Il était question de statuer sur le bien-fondé ou non de saisie pratiquée sur le véhicule de l’employeur. Or la décision, du juge d’appel est assez singulière, car truffée d’erreurs et pèche par l’absence de motivation.
Tout d’abord s’agissant des erreurs on peut en relever deux. En premier lieu, il faut relever que l’article dont la violation est invoquée n’est pas l’article 110-2 de l’AUPSRVE mais l’article 100 - 2. En effet, l’article 110, est relatif à la procédure de saisie devant un tiers et la disposition ne contient pas de « deuxièmement ». En second lieu, le juge d’appel, précise que l’audience se tient en « matière sociale » et ne condamne pas aux dépens. La matière sociale est celle, pour les juges nigériens, pour laquelle il est question de l’application des dispositions du Code du travail et/ou de la sécurité sociale. Force est de constater que nulle part dans cette décision il n’est fait état de violation de dispositions du Code du travail ni même du Code de la sécurité sociale ou tout autre texte connexe. Le seul lien avec « la matière sociale » c’est l’origine des sommes pour lesquelles l’action en justice a eu lieu et les saisies pratiquées : la condamnation au paiement de droits légaux suite à un licenciement déclaré abusif par un précédent jugement sans doute. Statuer sur le bien-fondé des saisies suite à un licenciement abusif n’imprime pas à l’audience, le caractère « social ».
S’agissant ensuite de la motivation de la décision, deuxième motif de surprise, il apparaît que celle-ci est inexistante. Statuer en référé ne dispense pas le juge saisi de motiver sa décision. En effet, le juge d’appel se borne, dans cette décision, à rappeler la disposition de l’article 110-2 (article mal cité d’ailleurs, comme dit précédemment) et tire la conclusion de la confirmation de l’ordonnance qui lui a été déférée du défaut de production du procès-verbal de saisie au débat en appel. Au surplus, le juge d’appel « estime que le premier juge a sainement appliqué la loi ». Ce jugement du juge d’appel sur l’application saine de la loi par le premier juge est également tiré du défaut de production du procès-verbal de saisi dans le dossier d’appel. Cette argumentation est tout simplement curieuse. Comment juger de l’exactitude d’une décision par le seul défaut d’une pièce au dossier ?
A lire cette décision on ne comprend pas pourquoi la violation de l’article 100-2 (bon article) devrait entrainer l’annulation ou non des saisies. Au demeurant, la prétention de la
demanderesse ne mentionne nulle part dans la décision les arguments pour l’infirmation de l’ordonnance du premier juge.
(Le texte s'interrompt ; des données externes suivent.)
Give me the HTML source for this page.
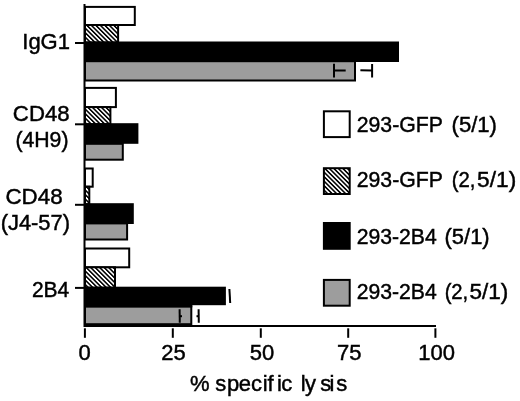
<!DOCTYPE html>
<html><head><meta charset="utf-8"><title>% specific lysis</title>
<style>
html,body{margin:0;padding:0;background:#fff;width:520px;height:401px;overflow:hidden}
svg{display:block}
text{font-family:"Liberation Sans", Arial, Helvetica, sans-serif;fill:#000;stroke:#000;stroke-width:0.45px}
</style></head><body>
<svg width="520" height="401" viewBox="0 0 520 401">
<defs>
<pattern id="hatch" patternUnits="userSpaceOnUse" x="1.4" y="0" width="3.18" height="3.18" patternTransform="rotate(-45)">
<rect x="0" y="0" width="3.18" height="3.18" fill="#fff"/>
<rect x="0" y="0" width="1.55" height="3.18" fill="#000"/>
</pattern>
<pattern id="hatch2" patternUnits="userSpaceOnUse" x="1.7" y="0" width="3.18" height="3.18" patternTransform="rotate(-45)">
<rect x="0" y="0" width="3.18" height="3.18" fill="#fff"/>
<rect x="0" y="0" width="1.55" height="3.18" fill="#000"/>
</pattern>
</defs>
<rect x="0" y="0" width="520" height="401" fill="#fff"/>

<rect x="85.00" y="6.90" width="49.80" height="18.10" fill="#fff" stroke="#000" stroke-width="2.0"/>
<rect x="85.00" y="25.00" width="33.10" height="17.50" fill="url(#hatch)" stroke="#000" stroke-width="2.0"/>
<rect x="84.00" y="41.50" width="315.00" height="20.50" fill="#000"/>
<rect x="85.00" y="61.20" width="270.00" height="19.30" fill="#9d9d9d" stroke="#000" stroke-width="2.0"/>
<rect x="85.00" y="87.90" width="30.90" height="19.20" fill="#fff" stroke="#000" stroke-width="2.0"/>
<rect x="85.00" y="107.10" width="25.40" height="17.10" fill="url(#hatch)" stroke="#000" stroke-width="2.0"/>
<rect x="84.00" y="123.20" width="54.40" height="20.60" fill="#000"/>
<rect x="85.00" y="143.80" width="37.80" height="15.90" fill="#9d9d9d" stroke="#000" stroke-width="2.0"/>
<rect x="85.00" y="168.50" width="7.70" height="18.20" fill="#fff" stroke="#000" stroke-width="2.0"/>
<rect x="85.00" y="186.70" width="4.30" height="17.50" fill="url(#hatch)" stroke="#000" stroke-width="2.0"/>
<rect x="84.00" y="203.20" width="49.80" height="20.80" fill="#000"/>
<rect x="85.00" y="223.40" width="42.10" height="16.10" fill="#9d9d9d" stroke="#000" stroke-width="2.0"/>
<rect x="85.00" y="248.50" width="44.20" height="18.80" fill="#fff" stroke="#000" stroke-width="2.0"/>
<rect x="85.00" y="267.30" width="30.00" height="20.40" fill="url(#hatch)" stroke="#000" stroke-width="2.0"/>
<rect x="84.00" y="286.70" width="141.90" height="18.50" fill="#000"/>
<rect x="85.00" y="306.40" width="106.30" height="17.80" fill="#9d9d9d" stroke="#000" stroke-width="2.0"/>
<rect x="84.00" y="304.70" width="108.30" height="2.70" fill="#000"/>
<line x1="334.0" y1="63.8" x2="334.0" y2="77.5" stroke="#000" stroke-width="2"/>
<line x1="334.0" y1="70.5" x2="345.7" y2="70.6" stroke="#000" stroke-width="2"/>
<line x1="372.1" y1="64.0" x2="372.1" y2="77.5" stroke="#000" stroke-width="2"/>
<line x1="360.4" y1="70.3" x2="372.1" y2="70.6" stroke="#000" stroke-width="2"/>
<line x1="229.4" y1="289" x2="230.2" y2="303" stroke="#000" stroke-width="2"/>
<line x1="179.6" y1="309.2" x2="179.8" y2="322.7" stroke="#000" stroke-width="2"/>
<line x1="179.6" y1="316.2" x2="182" y2="316.2" stroke="#000" stroke-width="2"/>
<line x1="198.6" y1="309.2" x2="198.8" y2="322.7" stroke="#000" stroke-width="2"/>
<line x1="196.5" y1="316.2" x2="198.6" y2="316.2" stroke="#000" stroke-width="2"/>
<line x1="84.5" y1="4" x2="84.5" y2="326.9" stroke="#000" stroke-width="2"/>
<line x1="84" y1="325.9" x2="436" y2="325.9" stroke="#000" stroke-width="2"/>
<line x1="84.9" y1="328.3" x2="84.9" y2="337.8" stroke="#000" stroke-width="2"/>
<line x1="172.8" y1="328.3" x2="172.8" y2="337.8" stroke="#000" stroke-width="2"/>
<line x1="260.8" y1="328.3" x2="260.8" y2="337.8" stroke="#000" stroke-width="2"/>
<line x1="348.2" y1="328.3" x2="348.2" y2="337.8" stroke="#000" stroke-width="2"/>
<line x1="435.4" y1="328.3" x2="435.4" y2="337.8" stroke="#000" stroke-width="2"/>
<line x1="75.0" y1="43.0" x2="84" y2="43.0" stroke="#000" stroke-width="2"/>
<line x1="75.0" y1="124.3" x2="84" y2="124.3" stroke="#000" stroke-width="2"/>
<line x1="75.0" y1="204.8" x2="84" y2="204.8" stroke="#000" stroke-width="2"/>
<line x1="75.0" y1="287.9" x2="84" y2="287.9" stroke="#000" stroke-width="2"/>
<text x="84.5" y="360" font-size="22" text-anchor="middle">0</text>
<text x="173.5" y="360" font-size="22" text-anchor="middle">25</text>
<text x="261.9" y="360" font-size="22" text-anchor="middle">50</text>
<text x="349.2" y="360" font-size="22" text-anchor="middle">75</text>
<text x="436.65" y="360" font-size="22" text-anchor="middle">100</text>
<text x="190.02 209.00 215.19 226.88 238.87 250.97 262.73 267.49 276.93 281.27 294.00 300.72 304.95 320.29 329.53 336.19" y="390.7" font-size="22">% specific lysis</text>
<text x="22.27" y="49.4" font-size="22">IgG1</text>
<text x="12.89" y="121.2" font-size="22" textLength="56.77" lengthAdjust="spacingAndGlyphs">CD48</text>
<text x="15.39" y="146.8" font-size="22" textLength="53.13" lengthAdjust="spacingAndGlyphs">(4H9)</text>
<text x="5.48" y="204.4" font-size="22" textLength="57.18" lengthAdjust="spacingAndGlyphs">CD48</text>
<text x="0.66" y="229.8" font-size="22" textLength="69.32" lengthAdjust="spacingAndGlyphs">(J4-57)</text>
<text x="31.95" y="296.7" font-size="22" textLength="37.34" lengthAdjust="spacingAndGlyphs">2B4</text>
<rect x="323.90" y="111.30" width="25.80" height="25.80" fill="#fff" stroke="#000" stroke-width="2.0"/>
<text x="356.73" y="132.2" font-size="22" textLength="86.15" lengthAdjust="spacingAndGlyphs">293-GFP</text>
<text x="451.55" y="132.2" font-size="22" textLength="45.41" lengthAdjust="spacingAndGlyphs">(5/1)</text>
<rect x="323.90" y="168.20" width="25.80" height="25.80" fill="url(#hatch2)" stroke="#000" stroke-width="2.0"/>
<text x="356.73" y="187.1" font-size="22" textLength="86.15" lengthAdjust="spacingAndGlyphs">293-GFP</text>
<text x="451.75" y="187.1" font-size="22" textLength="23.71" lengthAdjust="spacingAndGlyphs">(2,</text>
<text x="477.13" y="187.1" font-size="22" textLength="39.08" lengthAdjust="spacingAndGlyphs">5/1)</text>
<rect x="323.90" y="223.00" width="25.80" height="25.80" fill="#000" stroke="#000" stroke-width="2.0"/>
<text x="356.74" y="243.6" font-size="22" textLength="79.98" lengthAdjust="spacingAndGlyphs">293-2B4</text>
<text x="444.55" y="243.6" font-size="22" textLength="45.09" lengthAdjust="spacingAndGlyphs">(5/1)</text>
<rect x="323.90" y="279.90" width="25.80" height="25.80" fill="#9d9d9d" stroke="#000" stroke-width="2.0"/>
<text x="356.74" y="298.5" font-size="22" textLength="79.98" lengthAdjust="spacingAndGlyphs">293-2B4</text>
<text x="444.65" y="298.5" font-size="22" textLength="23.60" lengthAdjust="spacingAndGlyphs">(2,</text>
<text x="469.53" y="298.5" font-size="22" textLength="38.76" lengthAdjust="spacingAndGlyphs">5/1)</text>
</svg>
</body></html>
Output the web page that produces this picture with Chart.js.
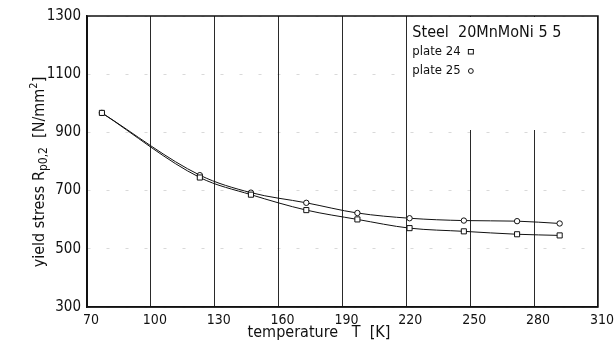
<!DOCTYPE html>
<html>
<head>
<meta charset="utf-8">
<script src="https://cdn.jsdelivr.net/npm/chart.js@4"></script>
<style>
  html, body { margin: 0; padding: 0; background: #fff; }
  #wrap { width: 615px; height: 348px; }
</style>
</head>
<body>
<div id="wrap"><canvas id="yieldChart" width="615" height="348"></canvas></div>
<script>
const temperatures = [77, 123, 147, 173, 197, 221.5, 247, 272, 292];
const plate24 = [967, 745, 686, 633, 601, 571, 560, 550, 546];
const plate25 = [967, 753, 693, 658, 623, 605, 597, 595, 587];
const xTicks = [70, 100, 130, 160, 190, 220, 250, 280, 310];
const yTicks = [300, 500, 700, 900, 1100, 1300];

const FONT = '"DejaVu Sans Condensed", "Liberation Sans Narrow", sans-serif';

function toPoints(xs, ys) {
    return xs.map(function (x, i) { return { x: x, y: ys[i] }; });
}

// frame, legend block and axis titles
const decorations = {
    id: 'decorations',
    beforeDatasetsDraw(chart) {
        const ctx = chart.ctx;
        const a = chart.chartArea;
        const left = chart.scales.x.getPixelForValue(220) + 1;
        ctx.save();
        ctx.fillStyle = '#fff';
        ctx.fillRect(left, a.top + 1, a.right - left - 1, 113);
        ctx.restore();
    },
    afterDraw(chart) {
        const ctx = chart.ctx;
        const a = chart.chartArea;
        ctx.save();
        ctx.strokeStyle = '#111';
        ctx.lineWidth = 1.5;
        ctx.strokeRect(a.left, a.top, a.right - a.left, a.bottom - a.top);

        // legend
        const lx = chart.scales.x.getPixelForValue(220) + 6;
        ctx.fillStyle = '#111';
        ctx.textBaseline = 'middle';
        ctx.font = '16px ' + FONT;
        ctx.fillText('Steel  20MnMoNi 5 5', lx, 33);
        ctx.font = '13px ' + FONT;
        ctx.fillText('plate 24', lx, 52);
        ctx.fillText('plate 25', lx, 71);
        ctx.lineWidth = 1;
        ctx.strokeRect(lx + 56, 49.5, 5, 4.5);
        ctx.beginPath();
        ctx.arc(lx + 58.5, 71, 2.4, 0, Math.PI * 2);
        ctx.stroke();

        // x title
        ctx.font = '16px ' + FONT;
        ctx.textAlign = 'center';
        ctx.fillText('temperature   T  [K]', 319, 333);

        // y title with sub/superscript
        ctx.translate(40, 172);
        ctx.rotate(-Math.PI / 2);
        const parts = [
            ['yield stress R', 16, 0],
            ['p0,2', 12, 4],
            ['  [N/mm', 16, 0],
            ['2', 11, -6],
            [']', 16, 0]
        ];
        let total = 0;
        parts.forEach(function (p) {
            ctx.font = p[1] + 'px ' + FONT;
            total += ctx.measureText(p[0]).width;
        });
        let x = -total / 2;
        ctx.textAlign = 'left';
        parts.forEach(function (p) {
            ctx.font = p[1] + 'px ' + FONT;
            ctx.fillText(p[0], x, p[2]);
            x += ctx.measureText(p[0]).width;
        });
        ctx.restore();
    }
};

const ctx = document.getElementById('yieldChart').getContext('2d');
new Chart(ctx, {
    type: 'line',
    data: {
        datasets: [{
            label: 'plate 24',
            data: toPoints(temperatures, plate24),
            borderColor: '#111',
            borderWidth: 1,
            backgroundColor: '#fff',
            pointStyle: 'rect',
            pointRadius: 3.6,
            pointBorderWidth: 1,
            pointBorderColor: '#111',
            cubicInterpolationMode: 'monotone'
        }, {
            label: 'plate 25',
            data: toPoints(temperatures, plate25),
            borderColor: '#111',
            borderWidth: 1,
            backgroundColor: '#fff',
            pointStyle: 'circle',
            pointRadius: 2.7,
            pointBorderWidth: 1,
            pointBorderColor: '#111',
            cubicInterpolationMode: 'monotone'
        }]
    },
    options: {
        responsive: false,
        animation: false,
        layout: { padding: { left: 0, right: 16, top: 16, bottom: 0 } },
        plugins: {
            legend: { display: false },
            tooltip: { enabled: false }
        },
        scales: {
            x: {
                type: 'linear',
                min: 70,
                max: 310,
                afterBuildTicks: function (scale) {
                    scale.ticks = xTicks.map(function (v) { return { value: v }; });
                },
                afterFit: function (scale) { scale.height = 41; },
                grid: { color: '#2a2a2a', lineWidth: 1, drawTicks: false },
                border: { color: '#111', width: 1.5 },
                ticks: {
                    color: '#111',
                    padding: 5,
                    labelOffset: 4,
                    font: { family: FONT, size: 14 },
                    callback: function (v) { return String(v); }
                }
            },
            y: {
                min: 300,
                max: 1300,
                afterBuildTicks: function (scale) {
                    scale.ticks = yTicks.map(function (v) { return { value: v }; });
                },
                afterFit: function (scale) { scale.width = 87; },
                grid: { color: 'rgba(0,0,0,0.15)', lineWidth: 1, drawTicks: false },
                border: { color: '#111', width: 1.5, dash: [3, 16] },
                ticks: {
                    color: '#111',
                    padding: 6,
                    font: { family: FONT, size: 15 },
                    callback: function (v) { return String(v); }
                }
            }
        }
    },
    plugins: [decorations]
});
</script>
</body>
</html>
L’intimé quant à lui, qui a invoqué l’article 110-2 (sic) ne démontre pas pourquoi il y a violation de cet article. Le juge a-t-il juste suivi la prétention de l’intimé ? Et même si c’était le cas, ne pouvait-il pas motiver sa décision ? Tout ceci démontre à suffisance la nécessité de formation des juges au droit OHADA. Ce que nous n’avons cessé de dire. Mais cette décision, montre le besoin certain de formation, non pas seulement au droit OHADA, mais à la manière de juger tout simplement. La sécurité judiciaire pour les investissements dans l’espace OHADA est aussi à ce prix.